The reality: Despite significant growth in the relative contribution of renewables from 15% today to 20-30% in 2050, in absolute terms the volume of fossil fuels used to meet global energy demand will be 16,000 million tonnes of oil equivalent (Mtoe) in the Jazz scenario and 10,000 Mtoe in the Symphony scenario, compared with 10,400 Mtoe in 2010.

* Myth 4: We can reduce global GHG emissions by 50% by 2050

The reality: Even in the best case the WEC sees a near doubling of global greenhouse gas (GHG) emissions by 2050, “compared with where we should be in 2050 to meet the 450 parts per million carbon dioxide reference adopted by many”. At worst, “emissions could increase by over four-fold”.

* Myth 5: Current business models and markets are delivering

The reality: Current market designs and business models are unable to cope with the increasing renewable shares, decentralised systems, or growing information architecture.

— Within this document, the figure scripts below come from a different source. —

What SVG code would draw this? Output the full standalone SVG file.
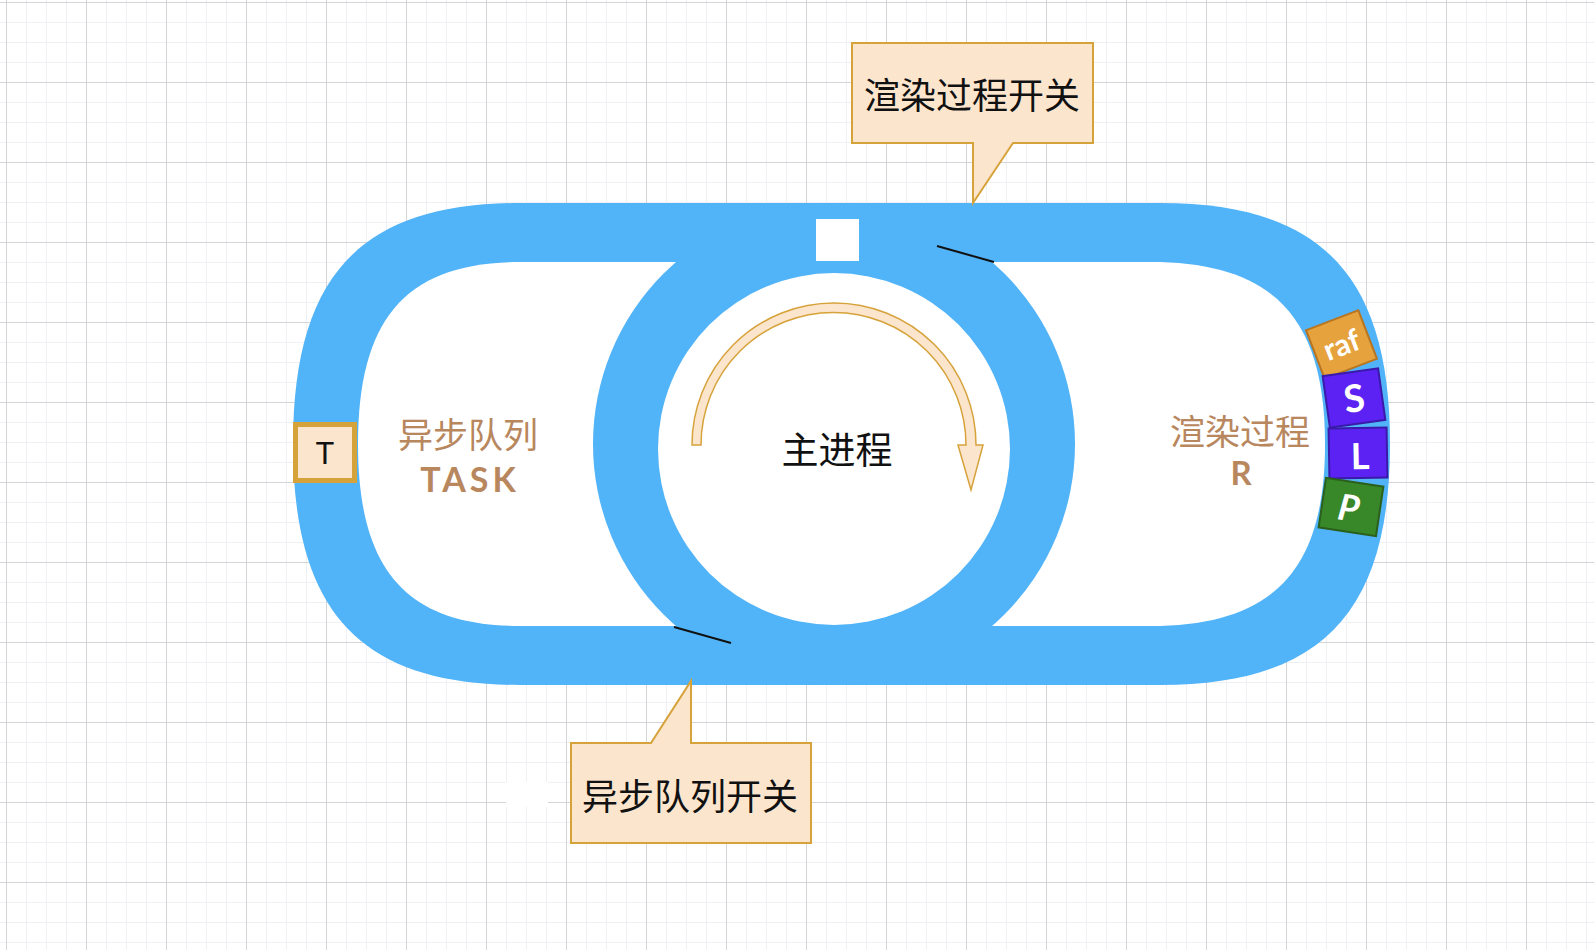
<svg xmlns="http://www.w3.org/2000/svg" width="1594" height="950" viewBox="0 0 1594 950">
<defs>
<pattern id="grid" x="6" y="2" width="80" height="80" patternUnits="userSpaceOnUse">
<path d="M20.5 0V80M40.5 0V80M60.5 0V80M0 20.5H80M0 40.5H80M0 60.5H80" stroke="#eef0f3" stroke-width="1" fill="none"/>
<path d="M0.5 0V80M0 0.5H80" stroke="#d3d4d8" stroke-width="1" fill="none"/>
</pattern>
<style>
.track{fill:#51b3f8}
.hole{fill:#ffffff}
.callout{fill:#fce5cd;stroke:#d6a23a;stroke-width:2}
.cjk{font-family:"Noto Sans CJK SC","Noto Sans",sans-serif}
.black{fill:#111111}
.brown{fill:#b8875e}
.latin{font-family:Lato,"Open Sans",sans-serif;font-weight:700}
.sw{stroke:#111111;stroke-width:2;fill:none}
.blk{stroke-width:2}
.wt{fill:#ffffff;font-family:Lato,"Open Sans",sans-serif;font-weight:700}
</style>
</defs>
<rect width="1594" height="950" fill="#ffffff"/>
<rect width="1594" height="950" fill="url(#grid)"/>
<rect x="506" y="782" width="42" height="25" fill="#ffffff"/>

<g id="track">
<path class="track" d="M520 203H1160C1321 203 1390 275 1390 444C1390 613 1321 685 1160 685H520C361 685 293 613 293 444C293 275 361 203 520 203Z"/>
<path class="hole" d="M520 262H760V626H520C407 626 358 571 358 444C358 317 407 262 520 262Z"/>
<path class="hole" d="M900 262H1150C1273 262 1325 317 1325 444C1325 571 1273 626 1150 626H900Z"/>
<circle class="track" cx="834" cy="444" r="241"/>
<circle class="hole" cx="834" cy="449" r="176"/>
<rect class="hole" x="816" y="219" width="43" height="42"/>
</g>

<g id="switches">
<line class="sw" x1="937" y1="246" x2="994" y2="262"/>
<line class="sw" x1="674" y1="627" x2="731" y2="643"/>
</g>

<g id="main-process">
<path fill="#fce5cd" stroke="#d6a23a" stroke-width="1.5" d="M692 445A142 142 0 0 1 976 445L983 445L971 490L958 445L966 445A132.5 132.5 0 0 0 701 445Z"/>
<text class="cjk black" x="837" y="464" font-size="37" text-anchor="middle">主进程</text>
</g>

<g id="callout-render">
<path class="callout" d="M852 43H1093V143H1013L973 203V143H852Z"/>
<text class="cjk black" x="972" y="109" font-size="36" text-anchor="middle">渲染过程开关</text>
</g>

<g id="callout-async">
<path class="callout" d="M571 743H651L691 681V743H811V843H571Z"/>
<text class="cjk black" x="690" y="810" font-size="36" text-anchor="middle">异步队列开关</text>
</g>

<g id="async-queue">
<text class="cjk brown" x="468" y="448" font-size="35" text-anchor="middle">异步队列</text>
<text class="latin brown" x="470" y="492" font-size="34" letter-spacing="4" text-anchor="middle">TASK</text>
</g>

<g id="render">
<text class="cjk brown" x="1240" y="445" font-size="35" text-anchor="middle">渲染过程</text>
<text class="latin brown" x="1241" y="485" font-size="33" text-anchor="middle">R</text>
</g>

<g id="task-T">
<rect x="295.5" y="424.5" width="59" height="56" fill="#fce5cd" stroke="#d6a23a" stroke-width="5"/>
<text x="325" y="464" font-size="31" fill="#111111" text-anchor="middle" font-family="Lato,'Open Sans',sans-serif">T</text>
</g>

<g id="raf" transform="translate(1341.5 344.5) rotate(-21)">
<rect class="blk" x="-28" y="-26" width="56" height="52" fill="#e6a23c" stroke="#b87520"/>
<text class="wt" x="0" y="11" font-size="30" text-anchor="middle">raf</text>
</g>
<g id="S" transform="translate(1354 398) rotate(-8)">
<rect class="blk" x="-28" y="-26" width="56" height="52" fill="#5c22f3" stroke="#3a1aa8"/>
<text class="wt" x="0" y="14" font-size="38" text-anchor="middle">S</text>
</g>
<g id="L" transform="translate(1358 453) rotate(-1)">
<rect class="blk" x="-29" y="-25" width="58" height="50" fill="#5c22f3" stroke="#3a1aa8"/>
<text class="wt" x="2" y="16" font-size="36" text-anchor="middle">L</text>
</g>
<g id="P" transform="translate(1351 507) rotate(8.5)">
<rect class="blk" x="-29" y="-25" width="58" height="50" fill="#38882a" stroke="#2a5f1c"/>
<text class="wt" x="-2" y="14" font-size="36" text-anchor="middle" font-style="italic">P</text>
</g>
</svg>
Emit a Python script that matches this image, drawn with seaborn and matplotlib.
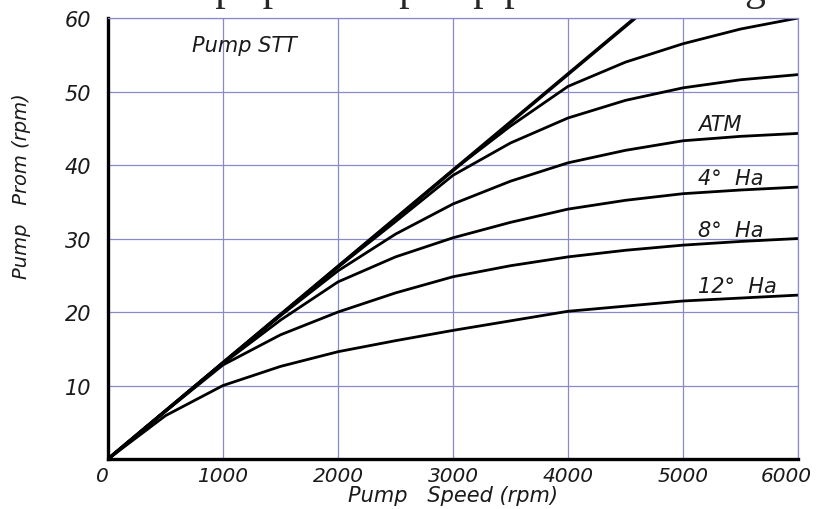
import pandas as pd
import seaborn as sns
import matplotlib.pyplot as plt
import matplotlib.transforms as mtransforms

sns.set_style('white')
plt.rcParams['font.family'] = ['DejaVu Sans']

# pump speed (rpm) sampling points for the curves
speed = [0, 500, 1000, 1500, 2000, 2500, 3000, 3500, 4000, 4500, 5000,
         5500, 6000]

# straight "Pump STT" line
stt_speed = [0, 4583]
stt_prom = [0, 60]

# curves, top to bottom
curve_top = [0, 6.55, 13.1, 19.6, 26.2, 32.7, 39.3, 45.3, 50.7, 54.0, 56.5,
             58.5, 60.0]
curve_second = [0, 6.55, 13.1, 19.6, 26.1, 32.3, 38.6, 43.0, 46.4, 48.8,
                50.5, 51.6, 52.3]
curve_atm = [0, 6.55, 13.1, 19.5, 25.6, 30.6, 34.7, 37.8, 40.3, 42.0, 43.3,
             43.9, 44.3]
curve_4ha = [0, 6.55, 13.0, 18.9, 24.1, 27.5, 30.1, 32.2, 34.0, 35.2, 36.1,
             36.6, 37.0]
curve_8ha = [0, 6.5, 12.8, 16.9, 20.0, 22.6, 24.8, 26.3, 27.5, 28.4, 29.1,
             29.6, 30.0]
curve_12ha = [0, 5.9, 10.0, 12.6, 14.6, 16.1, 17.5, 18.8, 20.1, 20.8, 21.5,
              21.9, 22.3]

curves = [curve_top, curve_second, curve_atm, curve_4ha, curve_8ha,
          curve_12ha]
curve_labels = ['', '', 'ATM', '4\u00b0  Ha', '8\u00b0  Ha', '12\u00b0  Ha']

x_ticks = [0, 1000, 2000, 3000, 4000, 5000, 6000]
y_ticks = [10, 20, 30, 40, 50, 60]

grid_color = '#8a8ac8'
font = {'family': 'DejaVu Sans', 'style': 'italic', 'color': '#1a1a1a'}

fig, ax = plt.subplots(figsize=(8.22, 5.10), dpi=100)
fig.subplots_adjust(left=0.1314, right=0.9708, bottom=0.098, top=0.9627)

stt = pd.DataFrame({'speed': stt_speed, 'prom': stt_prom})
sns.lineplot(data=stt, x='speed', y='prom', color='black', lw=2.6, ax=ax)

for values in curves:
    df = pd.DataFrame({'speed': speed, 'prom': values})
    sns.lineplot(data=df, x='speed', y='prom', color='black', lw=2.0, ax=ax)

# curve labels sit just above the right-hand end of each curve
for values, label in zip(curves, curve_labels):
    if label:
        ax.text(5130, values[-2] + 0.8, label, fontsize=15, **font)

ax.text(1190, 56.3, 'Pump STT', fontsize=15, ha='center', va='center',
        **font)

ax.set_xlim(0, 6000)
ax.set_ylim(0, 60)
ax.set_xticks(x_ticks)
ax.set_yticks(y_ticks)
ax.set_xticklabels([str(t) for t in x_ticks], fontsize=14.5, **font)
ax.set_yticklabels([str(t) for t in y_ticks], fontsize=15, **font)
ax.tick_params(axis='x', length=0, pad=5)
ax.tick_params(axis='y', length=0, pad=12)
ax.grid(True, color=grid_color, lw=0.9)

# the last x label is pulled in a little so it stays on the canvas
last = ax.get_xticklabels()[-1]
last.set_transform(last.get_transform() + mtransforms.ScaledTranslation(
    -12 / 100, 0, fig.dpi_scale_trans))
first = ax.get_xticklabels()[0]
first.set_transform(first.get_transform() + mtransforms.ScaledTranslation(
    -6 / 100, 0, fig.dpi_scale_trans))

for side in ['left', 'bottom']:
    ax.spines[side].set_color('black')
    ax.spines[side].set_linewidth(2.4)
for side in ['top', 'right']:
    ax.spines[side].set_color(grid_color)
    ax.spines[side].set_linewidth(0.9)

ax.set_xlabel('Pump   Speed (rpm)', fontsize=15, labelpad=0, **font)
ax.set_ylabel('Pump   Prom (rpm)', fontsize=14, **font)
ax.yaxis.set_label_coords(-0.112, 0.62)

# title is cut off at the top edge of the original picture
fig.text(0.55, 1.0, 'Pump speed vs pump prom at heeling',
         fontsize=30, family='Liberation Serif', ha='center', va='baseline')

plt.savefig('out.png')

* Myth 6: Current programmes will deliver universal access to energy within 10-15 years

The reality: On current paths, between 730 million people (in the Jazz scenario) and 880 million people (in the Symphony scenario) will lack access to electricity in 2030.

* Myth 7: On a global scale capital is cheap and abundant

The reality: Capital is extremely sensitive to perceived political and regulatory risks. Growing pressures on public finances will restrict availability of public funds to substitute or augment private financing of energy initiatives.

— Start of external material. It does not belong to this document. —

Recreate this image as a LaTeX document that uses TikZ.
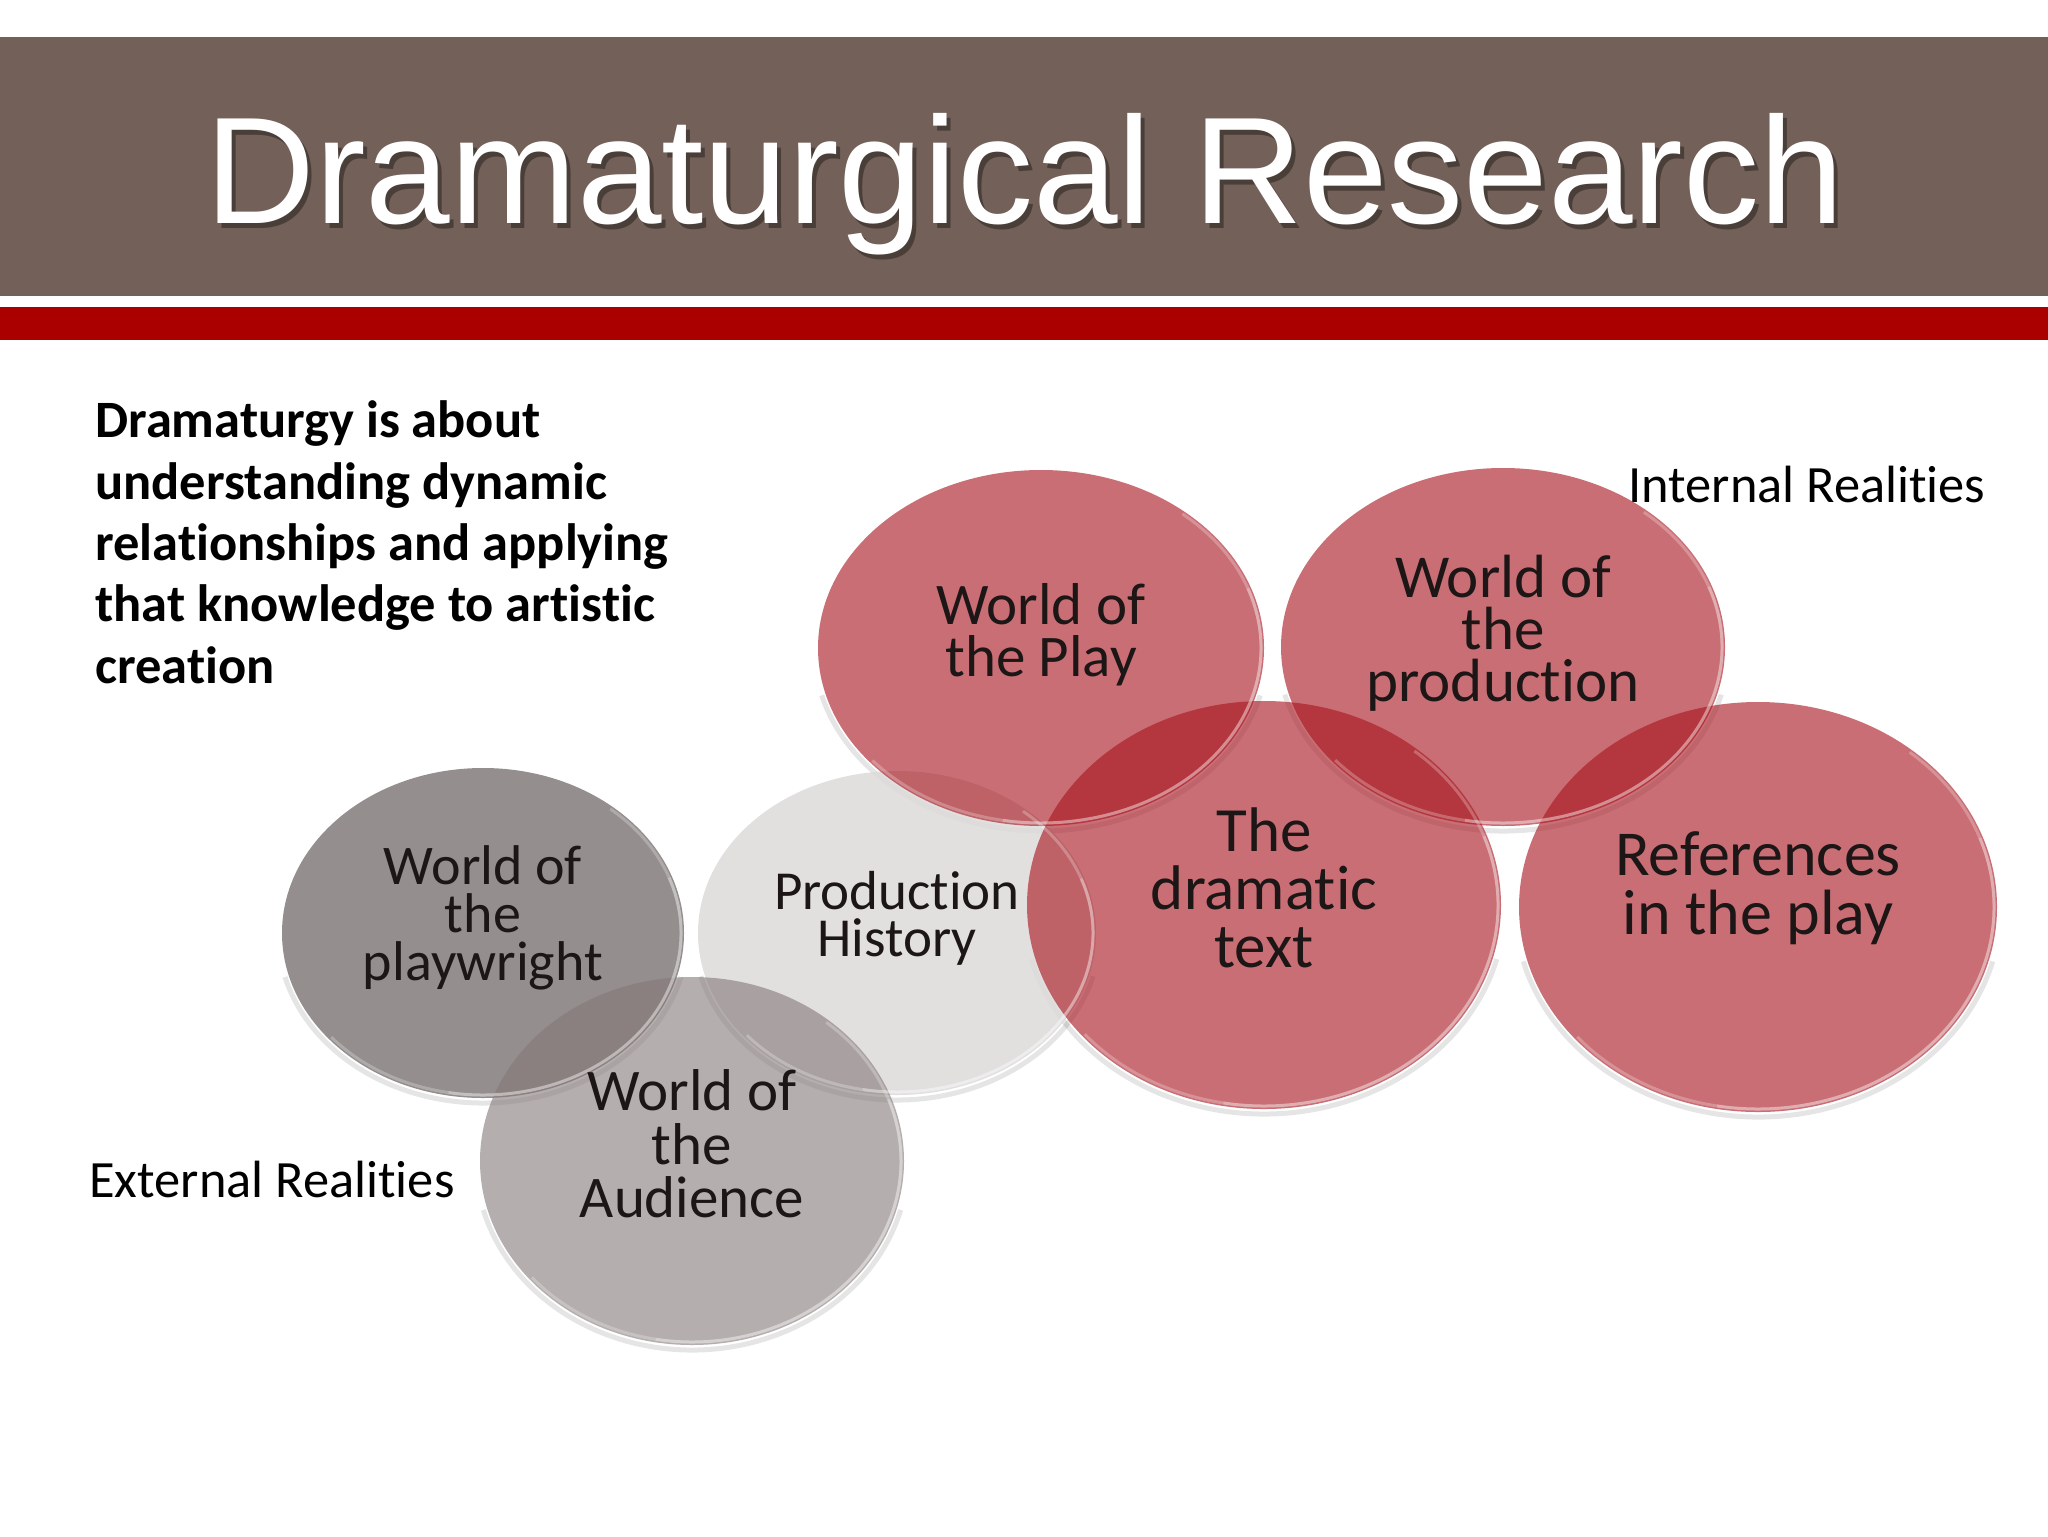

Defining the future: “The global aspirations on energy security, access and environmental sustainability are destined to fail unless incisive and urgent actions are taken to both develop and transform the energy system,” said the WEC. It went on to set out a number of recommendations:

  1. We are looking in the wrong place. The focus must shift from the supply mix to demand efficiency. We need more demand-side investments, innovation, incentives and stronger technical standards to reduce energy intensity. Price controls, subsidies, trade barriers and absolute targets for individual technologies distort the market and can have unintended consequences, so policy-makers must use them only sparingly.
  2. To attract the needed investment, national policy and regulatory frameworks have to be balanced. We need robust, predictable and transparent frameworks that allow the market freedom to exercise informed choices in terms of innovation, technology and investment. There is little agreement between investors and governments on the nature, price, and value of risks. It is therefore critical to improve understanding of risk and how to price it.
  3. We need significant investments in RD&D. We urgently need to realise the potential of breakthrough technologies such as electricity storage and CC(U)S (carbon capture, utilisation and storage). WEC analysis shows that the 450 parts per million carbon dioxide goal cannot be achieved without CC(U)S.
  4. The energy map is changing and our institutions need to change to keep pace. The centre of gravity in energy has moved outside OECD countries – and so are interactions between the countries and regions.
  5. To ensure universal access to energy, policy and institutional frameworks and funds are needed to de-risk and support entrepreneurial approaches.
  6. It’s no longer just about mitigation. Risks from the energy-water nexus, extreme weather events, or cyber-terrorism (to name but a few) expose our energy infrastructure to potential disasters. We need to adapt, re-think, and redefine the resilience of energy infrastructure.